### Problem requirements
Set down each line of the data below exactly as it stands, dropping the pictures.

### Data section

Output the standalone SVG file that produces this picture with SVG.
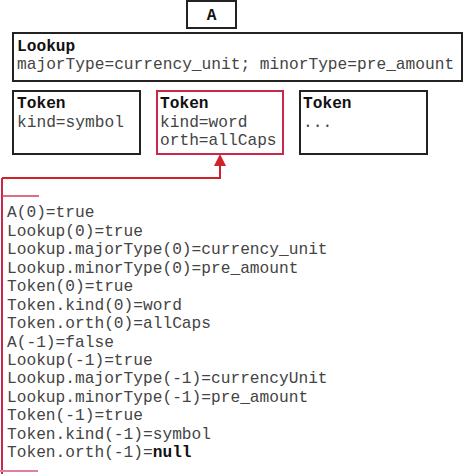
<svg xmlns="http://www.w3.org/2000/svg" width="474" height="474" viewBox="0 0 474 474">
<style>
.box{fill:#fff;stroke:#222;stroke-width:2}
.sel{fill:#fff;stroke:#c8284c;stroke-width:2}
text{font-family:"Courier New","Nimbus Mono PS","FreeMono","Liberation Mono",monospace;font-size:16.2px;fill:#444}
.b{font-weight:bold;fill:#111}
.conn{fill:none;stroke:#d0222a;stroke-width:2}
</style>
<rect width="474" height="474" fill="#fff"/>
<g id="nodeA">
<rect class="box" x="187" y="1" width="49" height="27"/>
<text class="b" x="211.5" y="20" text-anchor="middle">A</text>
</g>
<g id="lookup">
<rect class="box" x="13" y="33" width="449" height="48"/>
<text class="b" x="17" y="51">Lookup</text>
<text x="17" y="69">majorType=currency_unit; minorType=pre_amount</text>
</g>
<g id="token1">
<rect class="box" x="13" y="91" width="127" height="63"/>
<text class="b" x="17" y="108">Token</text>
<text x="17" y="126.5">kind=symbol</text>
</g>
<g id="token2">
<rect class="sel" x="157" y="91" width="126" height="63"/>
<text class="b" x="160" y="108">Token</text>
<text x="160" y="126.5">kind=word</text>
<text x="160" y="145">orth=allCaps</text>
</g>
<g id="token3">
<rect class="box" x="300" y="91" width="127" height="63"/>
<text class="b" x="303" y="108">Token</text>
<text x="303" y="126.5">...</text>
</g>
<g id="connectors">
<path class="conn" d="M220,166 L220,178 L2,178"/>
<path d="M214,166 L226,166 L220,154 Z" fill="#d0222a"/>
<path d="M2,178 L2,474" fill="none" stroke="#c8284c" stroke-width="2"/>
<path d="M2,196 L39,196" fill="none" stroke="#d0405a" stroke-width="1.5"/>
<path d="M0,471 L38,471" fill="none" stroke="#e080a0" stroke-width="2"/>
</g>
<g id="features">
<text x="7" y="217.3">A(0)=true</text>
<text x="7" y="235.8">Lookup(0)=true</text>
<text x="7" y="254.2">Lookup.majorType(0)=currency_unit</text>
<text x="7" y="272.7">Lookup.minorType(0)=pre_amount</text>
<text x="7" y="291.1">Token(0)=true</text>
<text x="7" y="309.6">Token.kind(0)=word</text>
<text x="7" y="328.1">Token.orth(0)=allCaps</text>
<text x="7" y="346.5">A(-1)=false</text>
<text x="7" y="365">Lookup(-1)=true</text>
<text x="7" y="383.4">Lookup.majorType(-1)=currencyUnit</text>
<text x="7" y="401.9">Lookup.minorType(-1)=pre_amount</text>
<text x="7" y="420.4">Token(-1)=true</text>
<text x="7" y="438.8">Token.kind(-1)=symbol</text>
<text x="7" y="457.3">Token.orth(-1)=<tspan class="b">null</tspan></text>
</g>
</svg>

### Exercise response
Output the standalone SVG file that produces this picture with SVG.
<svg xmlns="http://www.w3.org/2000/svg" width="474" height="474" viewBox="0 0 474 474">
<style>
.box{fill:#fff;stroke:#222;stroke-width:2}
.sel{fill:#fff;stroke:#c8284c;stroke-width:2}
text{font-family:"Courier New","Nimbus Mono PS","FreeMono","Liberation Mono",monospace;font-size:16.2px;fill:#444}
.b{font-weight:bold;fill:#111}
.conn{fill:none;stroke:#d0222a;stroke-width:2}
</style>
<rect width="474" height="474" fill="#fff"/>
<g id="nodeA">
<rect class="box" x="187" y="1" width="49" height="27"/>
<text class="b" x="211.5" y="20" text-anchor="middle">A</text>
</g>
<g id="lookup">
<rect class="box" x="13" y="33" width="449" height="48"/>
<text class="b" x="17" y="51">Lookup</text>
<text x="17" y="69">majorType=currency_unit; minorType=pre_amount</text>
</g>
<g id="token1">
<rect class="box" x="13" y="91" width="127" height="63"/>
<text class="b" x="17" y="108">Token</text>
<text x="17" y="126.5">kind=symbol</text>
</g>
<g id="token2">
<rect class="sel" x="157" y="91" width="126" height="63"/>
<text class="b" x="160" y="108">Token</text>
<text x="160" y="126.5">kind=word</text>
<text x="160" y="145">orth=allCaps</text>
</g>
<g id="token3">
<rect class="box" x="300" y="91" width="127" height="63"/>
<text class="b" x="303" y="108">Token</text>
<text x="303" y="126.5">...</text>
</g>
<g id="connectors">
<path class="conn" d="M220,166 L220,178 L2,178"/>
<path d="M214,166 L226,166 L220,154 Z" fill="#d0222a"/>
<path d="M2,178 L2,474" fill="none" stroke="#c8284c" stroke-width="2"/>
<path d="M2,196 L39,196" fill="none" stroke="#d0405a" stroke-width="1.5"/>
<path d="M0,471 L38,471" fill="none" stroke="#e080a0" stroke-width="2"/>
</g>
<g id="features">
<text x="7" y="217.3">A(0)=true</text>
<text x="7" y="235.8">Lookup(0)=true</text>
<text x="7" y="254.2">Lookup.majorType(0)=currency_unit</text>
<text x="7" y="272.7">Lookup.minorType(0)=pre_amount</text>
<text x="7" y="291.1">Token(0)=true</text>
<text x="7" y="309.6">Token.kind(0)=word</text>
<text x="7" y="328.1">Token.orth(0)=allCaps</text>
<text x="7" y="346.5">A(-1)=false</text>
<text x="7" y="365">Lookup(-1)=true</text>
<text x="7" y="383.4">Lookup.majorType(-1)=currencyUnit</text>
<text x="7" y="401.9">Lookup.minorType(-1)=pre_amount</text>
<text x="7" y="420.4">Token(-1)=true</text>
<text x="7" y="438.8">Token.kind(-1)=symbol</text>
<text x="7" y="457.3">Token.orth(-1)=<tspan class="b">null</tspan></text>
</g>
</svg>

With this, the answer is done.